_Written request_: Using the entries that follow, count the lines containing the word "draw" and give that number by itself.

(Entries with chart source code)
>>

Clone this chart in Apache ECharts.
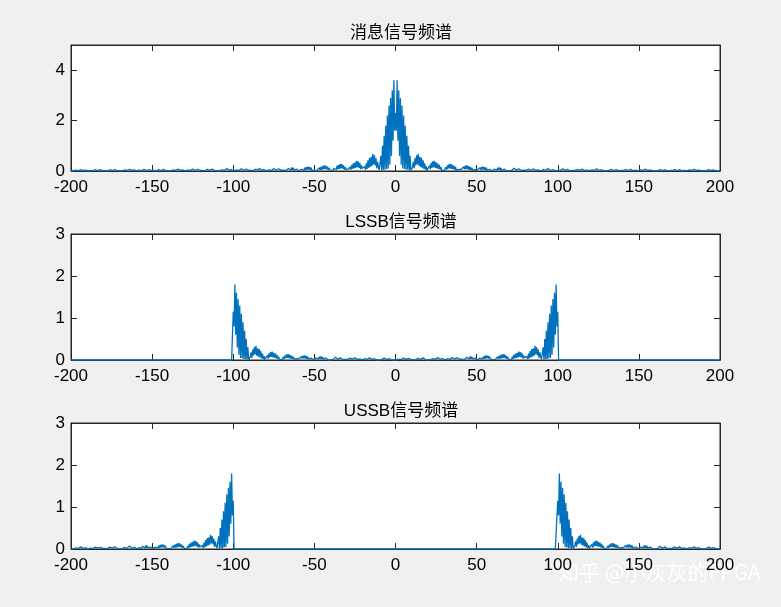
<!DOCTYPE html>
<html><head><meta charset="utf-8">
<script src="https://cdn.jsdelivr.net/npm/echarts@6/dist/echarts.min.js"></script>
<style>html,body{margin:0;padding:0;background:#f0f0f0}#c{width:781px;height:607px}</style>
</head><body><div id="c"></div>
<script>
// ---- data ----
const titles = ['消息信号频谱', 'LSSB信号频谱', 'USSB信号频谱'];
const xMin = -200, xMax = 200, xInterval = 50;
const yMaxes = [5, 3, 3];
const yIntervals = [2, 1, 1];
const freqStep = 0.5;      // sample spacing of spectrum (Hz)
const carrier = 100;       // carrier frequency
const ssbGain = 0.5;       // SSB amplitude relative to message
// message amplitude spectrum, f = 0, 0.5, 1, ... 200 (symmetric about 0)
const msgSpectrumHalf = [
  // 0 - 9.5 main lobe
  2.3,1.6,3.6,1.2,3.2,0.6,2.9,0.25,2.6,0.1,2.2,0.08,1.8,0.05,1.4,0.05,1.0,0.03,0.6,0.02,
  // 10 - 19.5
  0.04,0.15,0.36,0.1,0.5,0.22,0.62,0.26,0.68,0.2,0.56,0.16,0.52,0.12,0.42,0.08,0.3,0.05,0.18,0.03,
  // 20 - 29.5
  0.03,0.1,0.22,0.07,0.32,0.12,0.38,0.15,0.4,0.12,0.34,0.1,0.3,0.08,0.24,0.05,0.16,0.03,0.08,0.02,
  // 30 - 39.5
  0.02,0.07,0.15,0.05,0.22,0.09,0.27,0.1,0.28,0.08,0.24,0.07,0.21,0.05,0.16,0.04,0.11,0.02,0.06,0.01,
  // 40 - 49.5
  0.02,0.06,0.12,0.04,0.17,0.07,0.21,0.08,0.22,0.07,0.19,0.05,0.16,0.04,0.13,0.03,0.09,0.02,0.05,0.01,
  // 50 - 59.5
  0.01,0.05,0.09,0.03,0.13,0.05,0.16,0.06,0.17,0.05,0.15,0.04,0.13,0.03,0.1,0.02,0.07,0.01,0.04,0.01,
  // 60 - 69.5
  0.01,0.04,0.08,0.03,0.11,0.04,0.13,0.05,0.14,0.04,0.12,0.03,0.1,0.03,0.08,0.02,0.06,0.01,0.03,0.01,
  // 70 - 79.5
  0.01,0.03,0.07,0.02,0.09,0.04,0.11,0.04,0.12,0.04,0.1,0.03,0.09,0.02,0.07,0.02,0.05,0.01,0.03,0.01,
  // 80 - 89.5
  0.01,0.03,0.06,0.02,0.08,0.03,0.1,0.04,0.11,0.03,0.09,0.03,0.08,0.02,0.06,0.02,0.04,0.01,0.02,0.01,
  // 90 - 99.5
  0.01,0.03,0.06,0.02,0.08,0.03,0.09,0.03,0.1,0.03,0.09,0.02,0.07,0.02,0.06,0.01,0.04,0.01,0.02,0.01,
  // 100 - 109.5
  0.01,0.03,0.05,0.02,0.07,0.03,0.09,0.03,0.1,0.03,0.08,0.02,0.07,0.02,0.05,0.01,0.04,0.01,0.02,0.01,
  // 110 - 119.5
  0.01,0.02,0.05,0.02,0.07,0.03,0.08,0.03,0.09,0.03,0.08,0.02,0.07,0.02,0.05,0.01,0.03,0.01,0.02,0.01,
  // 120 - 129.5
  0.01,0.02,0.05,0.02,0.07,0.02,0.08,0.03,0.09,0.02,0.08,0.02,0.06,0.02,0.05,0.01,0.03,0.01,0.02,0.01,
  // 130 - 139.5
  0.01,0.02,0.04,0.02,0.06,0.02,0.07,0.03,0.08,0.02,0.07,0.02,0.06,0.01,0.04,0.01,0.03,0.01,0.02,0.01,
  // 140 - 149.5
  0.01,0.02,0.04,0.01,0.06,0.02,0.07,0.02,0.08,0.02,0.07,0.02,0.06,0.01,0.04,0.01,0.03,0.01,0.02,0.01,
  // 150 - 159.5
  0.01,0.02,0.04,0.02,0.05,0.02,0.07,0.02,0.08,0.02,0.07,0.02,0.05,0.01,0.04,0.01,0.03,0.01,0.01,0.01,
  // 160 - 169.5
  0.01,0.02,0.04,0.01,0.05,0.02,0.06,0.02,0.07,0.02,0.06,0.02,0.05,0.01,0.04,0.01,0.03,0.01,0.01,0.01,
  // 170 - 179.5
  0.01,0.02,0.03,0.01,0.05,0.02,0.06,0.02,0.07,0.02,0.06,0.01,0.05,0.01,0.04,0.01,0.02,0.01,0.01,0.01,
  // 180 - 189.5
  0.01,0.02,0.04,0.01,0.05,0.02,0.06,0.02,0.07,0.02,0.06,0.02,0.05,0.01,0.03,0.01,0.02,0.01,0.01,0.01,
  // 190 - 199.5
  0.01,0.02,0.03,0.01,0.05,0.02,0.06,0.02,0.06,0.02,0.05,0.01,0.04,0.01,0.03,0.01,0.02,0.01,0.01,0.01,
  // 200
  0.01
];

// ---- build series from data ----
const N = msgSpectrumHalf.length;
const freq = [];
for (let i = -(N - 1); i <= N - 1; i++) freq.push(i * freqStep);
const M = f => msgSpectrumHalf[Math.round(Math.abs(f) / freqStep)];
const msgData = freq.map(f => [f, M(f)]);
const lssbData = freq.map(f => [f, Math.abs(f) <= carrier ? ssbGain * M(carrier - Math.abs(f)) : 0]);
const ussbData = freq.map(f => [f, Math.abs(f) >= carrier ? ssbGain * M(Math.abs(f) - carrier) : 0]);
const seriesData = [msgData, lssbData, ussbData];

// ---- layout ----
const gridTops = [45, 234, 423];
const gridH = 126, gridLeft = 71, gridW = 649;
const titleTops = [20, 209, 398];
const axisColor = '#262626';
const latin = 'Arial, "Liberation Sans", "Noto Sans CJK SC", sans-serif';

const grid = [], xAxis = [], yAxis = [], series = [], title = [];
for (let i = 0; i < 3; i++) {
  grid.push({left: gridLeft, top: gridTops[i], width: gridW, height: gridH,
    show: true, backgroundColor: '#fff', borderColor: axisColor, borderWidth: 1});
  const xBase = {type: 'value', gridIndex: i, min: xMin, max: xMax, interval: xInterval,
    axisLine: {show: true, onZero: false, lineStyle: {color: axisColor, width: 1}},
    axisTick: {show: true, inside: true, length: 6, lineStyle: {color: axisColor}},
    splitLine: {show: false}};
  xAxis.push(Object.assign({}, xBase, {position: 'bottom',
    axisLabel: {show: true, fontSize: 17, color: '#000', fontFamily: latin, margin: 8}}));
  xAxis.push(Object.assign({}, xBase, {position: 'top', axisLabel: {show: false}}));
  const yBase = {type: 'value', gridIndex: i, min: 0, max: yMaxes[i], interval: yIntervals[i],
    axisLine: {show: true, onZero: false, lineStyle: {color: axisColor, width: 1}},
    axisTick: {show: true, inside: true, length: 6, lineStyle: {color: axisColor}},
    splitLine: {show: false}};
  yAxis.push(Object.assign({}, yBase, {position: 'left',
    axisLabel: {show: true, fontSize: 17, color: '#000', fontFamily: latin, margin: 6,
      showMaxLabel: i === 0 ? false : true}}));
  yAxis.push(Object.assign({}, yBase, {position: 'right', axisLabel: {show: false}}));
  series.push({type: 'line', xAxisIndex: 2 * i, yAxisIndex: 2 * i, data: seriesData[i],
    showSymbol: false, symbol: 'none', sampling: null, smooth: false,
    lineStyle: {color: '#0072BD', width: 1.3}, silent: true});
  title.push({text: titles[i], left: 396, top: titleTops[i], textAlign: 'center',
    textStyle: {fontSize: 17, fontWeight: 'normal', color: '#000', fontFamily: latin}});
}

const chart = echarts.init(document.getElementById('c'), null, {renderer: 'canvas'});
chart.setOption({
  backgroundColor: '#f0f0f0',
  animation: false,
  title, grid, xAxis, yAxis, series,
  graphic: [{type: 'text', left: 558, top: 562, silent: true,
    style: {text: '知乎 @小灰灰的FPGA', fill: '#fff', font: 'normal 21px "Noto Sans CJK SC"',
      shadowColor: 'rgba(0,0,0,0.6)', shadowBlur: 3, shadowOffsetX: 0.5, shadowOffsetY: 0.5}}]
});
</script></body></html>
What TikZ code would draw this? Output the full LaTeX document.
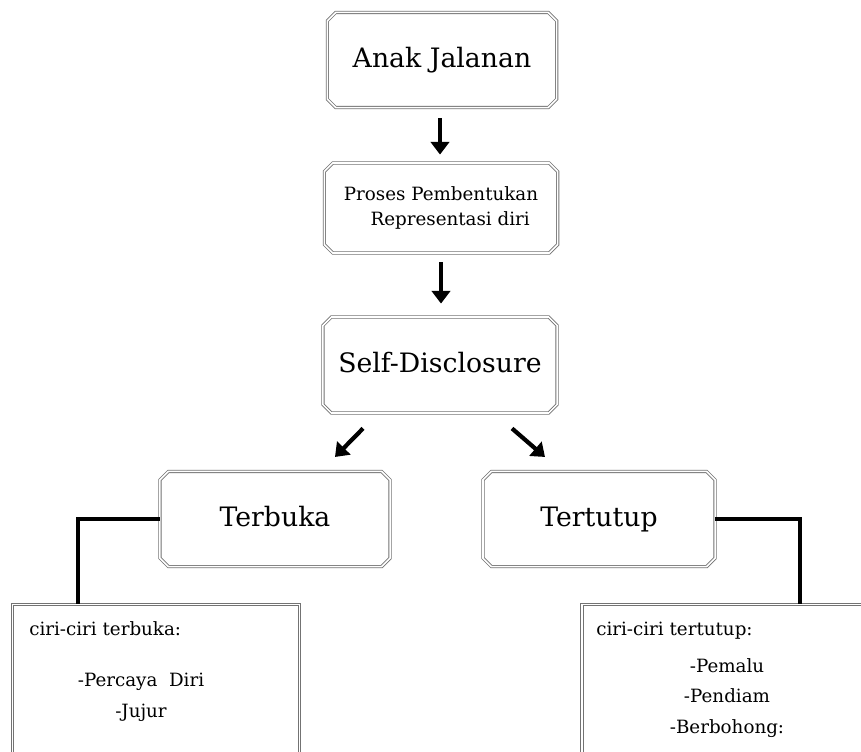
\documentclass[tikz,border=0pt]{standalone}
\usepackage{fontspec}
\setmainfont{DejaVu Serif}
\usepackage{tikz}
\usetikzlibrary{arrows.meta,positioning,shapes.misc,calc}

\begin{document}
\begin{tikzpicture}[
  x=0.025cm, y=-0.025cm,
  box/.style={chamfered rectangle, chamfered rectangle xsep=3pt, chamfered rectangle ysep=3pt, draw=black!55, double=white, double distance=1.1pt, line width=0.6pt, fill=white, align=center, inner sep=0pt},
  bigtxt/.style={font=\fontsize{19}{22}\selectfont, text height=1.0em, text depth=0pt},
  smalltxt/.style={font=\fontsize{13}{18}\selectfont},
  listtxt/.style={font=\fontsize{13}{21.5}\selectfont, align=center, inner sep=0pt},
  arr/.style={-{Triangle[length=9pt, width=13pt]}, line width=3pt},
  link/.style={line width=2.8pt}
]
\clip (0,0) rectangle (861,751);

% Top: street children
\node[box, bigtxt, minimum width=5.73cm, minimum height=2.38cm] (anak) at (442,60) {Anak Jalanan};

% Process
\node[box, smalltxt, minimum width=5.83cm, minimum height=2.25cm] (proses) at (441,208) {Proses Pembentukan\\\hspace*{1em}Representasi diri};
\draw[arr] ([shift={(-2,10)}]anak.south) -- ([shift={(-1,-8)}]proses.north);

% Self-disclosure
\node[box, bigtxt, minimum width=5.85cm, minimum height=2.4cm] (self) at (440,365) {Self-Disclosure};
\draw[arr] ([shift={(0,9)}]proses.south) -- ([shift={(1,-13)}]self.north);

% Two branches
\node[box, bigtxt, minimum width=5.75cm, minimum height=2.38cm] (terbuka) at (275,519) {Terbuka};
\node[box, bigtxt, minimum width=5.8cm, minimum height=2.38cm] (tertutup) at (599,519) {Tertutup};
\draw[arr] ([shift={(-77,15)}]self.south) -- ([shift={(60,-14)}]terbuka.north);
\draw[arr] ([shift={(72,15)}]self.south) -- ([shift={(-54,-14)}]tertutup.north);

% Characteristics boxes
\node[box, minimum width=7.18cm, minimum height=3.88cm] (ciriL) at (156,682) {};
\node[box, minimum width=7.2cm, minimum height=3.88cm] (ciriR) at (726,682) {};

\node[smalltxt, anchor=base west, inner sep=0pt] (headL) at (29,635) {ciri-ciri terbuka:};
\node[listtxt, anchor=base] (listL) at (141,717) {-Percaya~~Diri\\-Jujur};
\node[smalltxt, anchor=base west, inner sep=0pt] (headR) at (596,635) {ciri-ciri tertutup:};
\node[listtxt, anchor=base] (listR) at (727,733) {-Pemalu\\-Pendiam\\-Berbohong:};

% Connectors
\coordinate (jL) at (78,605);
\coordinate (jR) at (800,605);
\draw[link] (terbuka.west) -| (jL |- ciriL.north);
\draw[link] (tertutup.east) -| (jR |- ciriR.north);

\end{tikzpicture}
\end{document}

<<

_Solution to the exercise_: 8